A store like Costco (more so than Wal-Mart or other “big box” store) carries items in bulk and usually for a much better price. Although you might find some things at Wal-Mart you can’t find in your local store, but a lot depends on the area as to what they carry — most stores cater a standard American diet, heavy on animal-based foods.
Consider joining a co-op such a Bountiful Baskets. Some require contracts, meaning you pay a certain amount each month and pick up your produce weekly — this is often offered by local farmers. Bountiful Baskets is a strictly volunteer effort and there is no contract — you sign up weekly and you do pay ahead, then pick up your produce, typically on Saturday. Bountiful Baskets is available in most states.
Order straight from the farm, which is great for buying maple syrup, miso, tamari and other specialty items. Ordering from the farm may allow you to get a higher quality product for a more reasonable price than in single bottles at the grocery store. But do shop around and look for recommendations from others who order from the farm as you browse the Web and visit healthy eating websites.
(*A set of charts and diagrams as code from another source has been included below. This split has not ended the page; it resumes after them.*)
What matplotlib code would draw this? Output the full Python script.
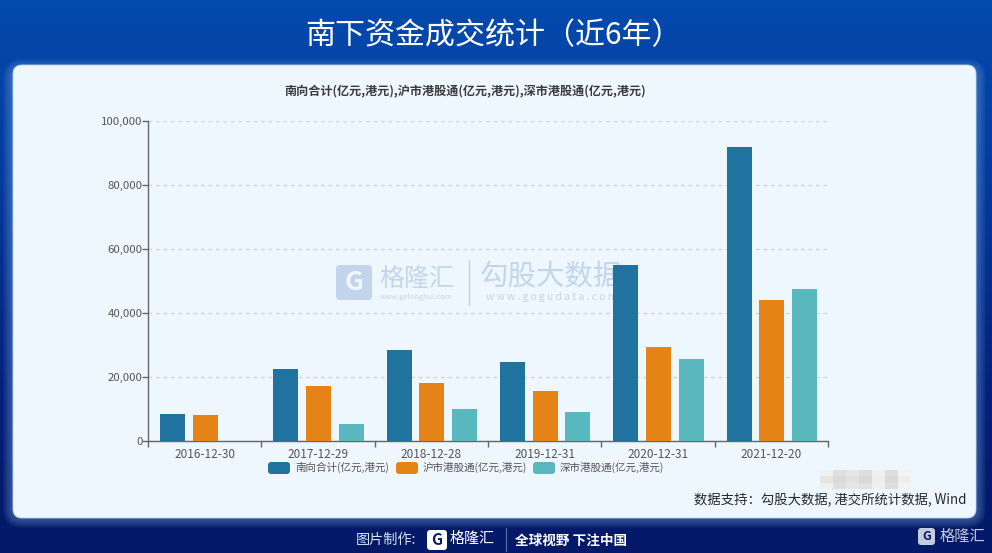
import numpy as np
import matplotlib
matplotlib.use("Agg")
import matplotlib.pyplot as plt
from matplotlib.patches import FancyBboxPatch
from matplotlib.ticker import FuncFormatter

plt.rcParams["font.family"] = ["Noto Sans CJK SC", "DejaVu Sans"]

dates = ["2016-12-30", "2017-12-29", "2018-12-28", "2019-12-31", "2020-12-31", "2021-12-20"]
south_total = [8300, 22500, 28300, 24700, 55000, 92000]
sh_connect = [8200, 17200, 18200, 15600, 29500, 44200]
sz_connect = [0, 5300, 10100, 9100, 25500, 47600]
names = ["南向合计(亿元,港元)", "沪市港股通(亿元,港元)", "深市港股通(亿元,港元)"]
colors = ["#20739f", "#e68317", "#58b8bd"]
y_ticks = [0, 20000, 40000, 60000, 80000, 100000]

W, H = 992, 553
fig = plt.figure(figsize=(W / 100, H / 100), dpi=100)

# background layer in pixel coordinates
bg = fig.add_axes([0, 0, 1, 1], zorder=0)
bg.axis("off")

stops = np.array([[0x05, 0x4a, 0xad], [0x03, 0x3c, 0x9e], [0x03, 0x20, 0x7a], [0x04, 0x1a, 0x68]]) / 255
grad = np.stack([np.interp(np.linspace(0, 1, 256), [0, 0.3, 0.72, 0.95], stops[:, c]) for c in range(3)], axis=1)
bg.imshow(grad[:, None, :], extent=[0, W, H, 0], aspect="auto", zorder=0)
bg.set_xlim(0, W)
bg.set_ylim(H, 0)

# soft glow around the card, shifted down so the top edge stays dark
for pad in range(10, 0, -1):
    bg.add_patch(FancyBboxPatch((20, 76), 949, 435, boxstyle=f"round,pad={7 + pad},rounding_size={9 + pad}",
                                fc="#7fb0e8", ec="none", alpha=0.05, zorder=1))
bg.add_patch(FancyBboxPatch((20, 72), 949, 439, boxstyle="round,pad=7,rounding_size=9",
                            fc="#eef6fe", ec="#bcd6f2", lw=0.6, zorder=2))

bg.text(493.5, 35.5, "南下资金成交统计（近6年）", color="white", fontsize=21.6, ha="center", va="center", zorder=3)
bg.text(465, 92, ",".join(names), color="#3a3a3a", fontsize=8.7, fontweight="bold", ha="center", va="center", zorder=3)

# watermark
wm = "#c3d5ec"
bg.add_patch(FancyBboxPatch((336, 265), 36, 35, boxstyle="round,pad=0,rounding_size=4", fc=wm, ec="none", zorder=3))
bg.text(354, 282, "G", color="#eef6fe", fontsize=19, fontweight="bold", ha="center", va="center", zorder=4)
bg.text(416.5, 279, "格隆汇", color=wm, fontsize=18, ha="center", va="center", zorder=3)
bg.text(416.5, 297, "www.gelonghui.com", color=wm, fontsize=5.4, ha="center", va="center", zorder=3)
bg.plot([469, 469], [260, 305], color=wm, lw=1, zorder=3)
bg.text(551, 276, "勾股大数据", color=wm, fontsize=20.5, ha="center", va="center", zorder=3)
bg.text(552, 297, "w w w . g o g u d a t a . c o m", color=wm, fontsize=7.4, ha="center", va="center", zorder=3)

# legend
swatch_x = [268, 396, 533]
for x0, name, c in zip(swatch_x, names, colors):
    bg.add_patch(FancyBboxPatch((x0, 462), 22, 12, boxstyle="round,pad=0,rounding_size=3", fc=c, ec="none", zorder=3))
    bg.text(x0 + 27, 467.5, name, color="#555555", fontsize=7.6, va="center", zorder=3)

# blurred-out patch
blur = np.array([[0.94, 0.87, 0.9, 0.87, 0.94, 0.87, 0.95],
                 [0.9, 0.85, 0.88, 0.85, 0.93, 0.85, 0.93],
                 [0.94, 0.87, 0.9, 0.88, 0.94, 0.87, 0.95]])
bg.imshow(blur, cmap="gray", vmin=0, vmax=1.0, extent=[820, 911, 489, 470], aspect="auto",
          interpolation="nearest", zorder=3)
bg.set_xlim(0, W)
bg.set_ylim(H, 0)

bg.text(966, 499, "数据支持：勾股大数据, 港交所统计数据, Wind", color="#26282e",
        fontsize=9.6, ha="right", va="center", zorder=3)

# footer
bg.text(386, 540, "图片制作:", color="#d8e2f2", fontsize=10.2, ha="center", va="center", zorder=3)
bg.add_patch(FancyBboxPatch((427, 530), 20, 20, boxstyle="round,pad=0,rounding_size=3", fc="white", ec="none", zorder=3))
bg.text(437, 540, "G", color="#041a68", fontsize=11, fontweight="bold", ha="center", va="center", zorder=4)
bg.text(472.5, 539, "格隆汇", color="white", fontsize=10.8, ha="center", va="center", zorder=3)
bg.plot([505.5, 505.5], [528, 551], color="#5a6fa8", lw=0.8, zorder=3)
bg.text(571, 541, "全球视野 下注中国", color="white", fontsize=9.8, fontweight="bold", ha="center", va="center", zorder=3)
bg.add_patch(FancyBboxPatch((918, 528), 17, 17, boxstyle="round,pad=0,rounding_size=3", fc="#c5cbdc", ec="none", zorder=3))
bg.text(926.5, 536.5, "G", color="#041a68", fontsize=9, fontweight="bold", ha="center", va="center", zorder=4)
bg.text(962.5, 536, "格隆汇", color="#c5cbdc", fontsize=11, ha="center", va="center", zorder=3)

# chart
ax = fig.add_axes([148 / W, 1 - 441 / H, 680 / W, 320 / H], zorder=1)
ax.patch.set_alpha(0)
x = np.arange(len(dates))
offset = 0.288
width = 0.222
for vals, dx, c in zip([south_total, sh_connect, sz_connect], [-offset, 0, offset], colors):
    ax.bar(x + dx + 0.004, vals, width, color=c, zorder=3)

ax.set_xlim(-0.5, 5.5)
ax.set_ylim(0, 100000)
ax.set_xticks(x)
ax.set_xticklabels(dates, fontsize=8.5, color="#555555")
ax.set_xticks(np.arange(-0.5, 6), minor=True)
ax.tick_params(axis="x", which="major", length=0, pad=5)
ax.tick_params(axis="x", which="minor", length=4, width=1, color="#666666")
ax.set_yticks(y_ticks)
ax.yaxis.set_major_formatter(FuncFormatter(lambda v, _: f"{int(v):,}"))
ax.tick_params(axis="y", length=4, width=1, color="#666666", labelsize=8.2, labelcolor="#555555", pad=0)
ax.grid(axis="y", color="#cfd3d8", linewidth=0.9, linestyle=(0, (3, 3)), zorder=1)
ax.set_axisbelow(True)
for s in ["top", "right"]:
    ax.spines[s].set_visible(False)
for s in ["left", "bottom"]:
    ax.spines[s].set_color("#666666")
    ax.spines[s].set_linewidth(1)

fig.savefig("out.png", dpi=100)
plt.close(fig)
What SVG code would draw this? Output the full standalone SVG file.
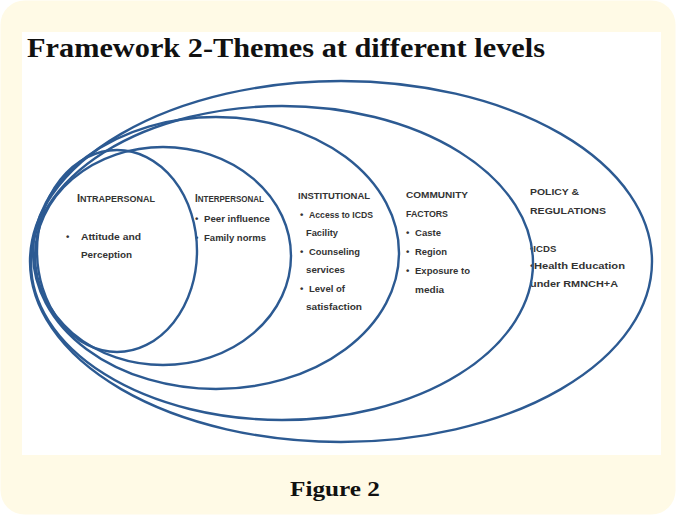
<svg xmlns="http://www.w3.org/2000/svg" width="676" height="515" viewBox="0 0 676 515">
<style>
.ring{fill:none;stroke:#2C5A92;stroke-width:2.4}
.t{font-family:"Liberation Sans",Arial,sans-serif;font-weight:bold;font-size:9.6px;fill:#333}
.h{font-family:"Liberation Sans",Arial,sans-serif;font-weight:bold;font-size:8.6px;fill:#333}
.hb{font-size:10.6px}
.title{font-family:"Liberation Serif","DejaVu Serif",serif;font-weight:bold;font-size:27px;fill:#111}
</style>
<rect x="0" y="0" width="676" height="515" fill="#ffffff"/>
<rect x="0.5" y="0.5" width="675" height="514" rx="24" fill="#FFFAE6"/>
<rect x="22" y="32" width="639" height="423" fill="#ffffff"/>
<text class="title" x="27" y="57" textLength="518" lengthAdjust="spacingAndGlyphs">Framework 2-Themes at different levels</text>

<g id="policy">
<ellipse class="ring" cx="341" cy="261.5" rx="311" ry="180.5"/>
<text class="h" x="530" y="195" textLength="49" lengthAdjust="spacingAndGlyphs">POLICY &amp;</text>
<text class="h" x="530" y="214" textLength="76" lengthAdjust="spacingAndGlyphs">REGULATIONS</text>
<text class="t" x="530" y="252">•ICDS</text>
<text class="t" x="530" y="269" textLength="95" lengthAdjust="spacingAndGlyphs">•Health Education</text>
<text class="t" x="530" y="287" textLength="88" lengthAdjust="spacingAndGlyphs">under RMNCH+A</text>
</g>

<g id="community">
<ellipse class="ring" cx="282" cy="263" rx="251" ry="157"/>
<text class="h" x="406" y="198" textLength="62" lengthAdjust="spacingAndGlyphs">COMMUNITY</text>
<text class="h" x="406" y="217" textLength="42" lengthAdjust="spacingAndGlyphs">FACTORS</text>
<text class="t" x="406" y="236">•</text>
<text class="t" x="415" y="236" textLength="26" lengthAdjust="spacingAndGlyphs">Caste</text>
<text class="t" x="406" y="255">•</text>
<text class="t" x="415" y="255" textLength="32" lengthAdjust="spacingAndGlyphs">Region</text>
<text class="t" x="406" y="274">•</text>
<text class="t" x="415" y="274" textLength="55" lengthAdjust="spacingAndGlyphs">Exposure to</text>
<text class="t" x="415" y="293" textLength="29" lengthAdjust="spacingAndGlyphs">media</text>
</g>

<g id="institutional">
<ellipse class="ring" cx="216" cy="253" rx="183" ry="136"/>
<text class="h" x="298" y="199" textLength="72" lengthAdjust="spacingAndGlyphs">INSTITUTIONAL</text>
<text class="t" x="300" y="218">•</text>
<text class="t" x="309" y="218" textLength="64" lengthAdjust="spacingAndGlyphs">Access to ICDS</text>
<text class="t" x="306" y="236" textLength="32" lengthAdjust="spacingAndGlyphs">Facility</text>
<text class="t" x="300" y="255">•</text>
<text class="t" x="309" y="255" textLength="51" lengthAdjust="spacingAndGlyphs">Counseling</text>
<text class="t" x="306" y="273" textLength="39" lengthAdjust="spacingAndGlyphs">services</text>
<text class="t" x="300" y="292">•</text>
<text class="t" x="309" y="292" textLength="36" lengthAdjust="spacingAndGlyphs">Level of</text>
<text class="t" x="306" y="310" textLength="56" lengthAdjust="spacingAndGlyphs">satisfaction</text>
</g>

<g id="interpersonal">
<ellipse class="ring" cx="163" cy="256" rx="128" ry="109"/>
<text class="h" x="195" y="202" textLength="69" lengthAdjust="spacingAndGlyphs"><tspan class="hb">I</tspan>NTERPERSONAL</text>
<text class="t" x="195" y="222">•</text>
<text class="t" x="204" y="222" textLength="66" lengthAdjust="spacingAndGlyphs">Peer influence</text>
<text class="t" x="195" y="241">•</text>
<text class="t" x="204" y="241" textLength="62" lengthAdjust="spacingAndGlyphs">Family norms</text>
</g>

<g id="intrapersonal">
<ellipse class="ring" cx="117" cy="251" rx="80" ry="101"/>
<text class="h" x="77" y="202" textLength="78" lengthAdjust="spacingAndGlyphs"><tspan class="hb">I</tspan>NTRAPERSONAL</text>
<text class="t" x="66" y="240">•</text>
<text class="t" x="81" y="240" textLength="60" lengthAdjust="spacingAndGlyphs">Attitude and</text>
<text class="t" x="81" y="258" textLength="51" lengthAdjust="spacingAndGlyphs">Perception</text>
</g>

<text class="title" x="290" y="496" style="font-size:22px" textLength="90" lengthAdjust="spacingAndGlyphs">Figure 2</text>
</svg>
You can also order from Amazon, and sometimes their products do come from farm retailers and sometimes for better prices. I guess you want to be sure of freshness, but Amazon strives to stand behind their products and retailers. Amazon does have a premium membership that, for an annual fee, you can get free 2-day shipping on most items; this could pay off in just shipping alone (not counting cost saving on products), if you plan to order a lot through the year. You might also go in with someone on a membership, dividing the cost.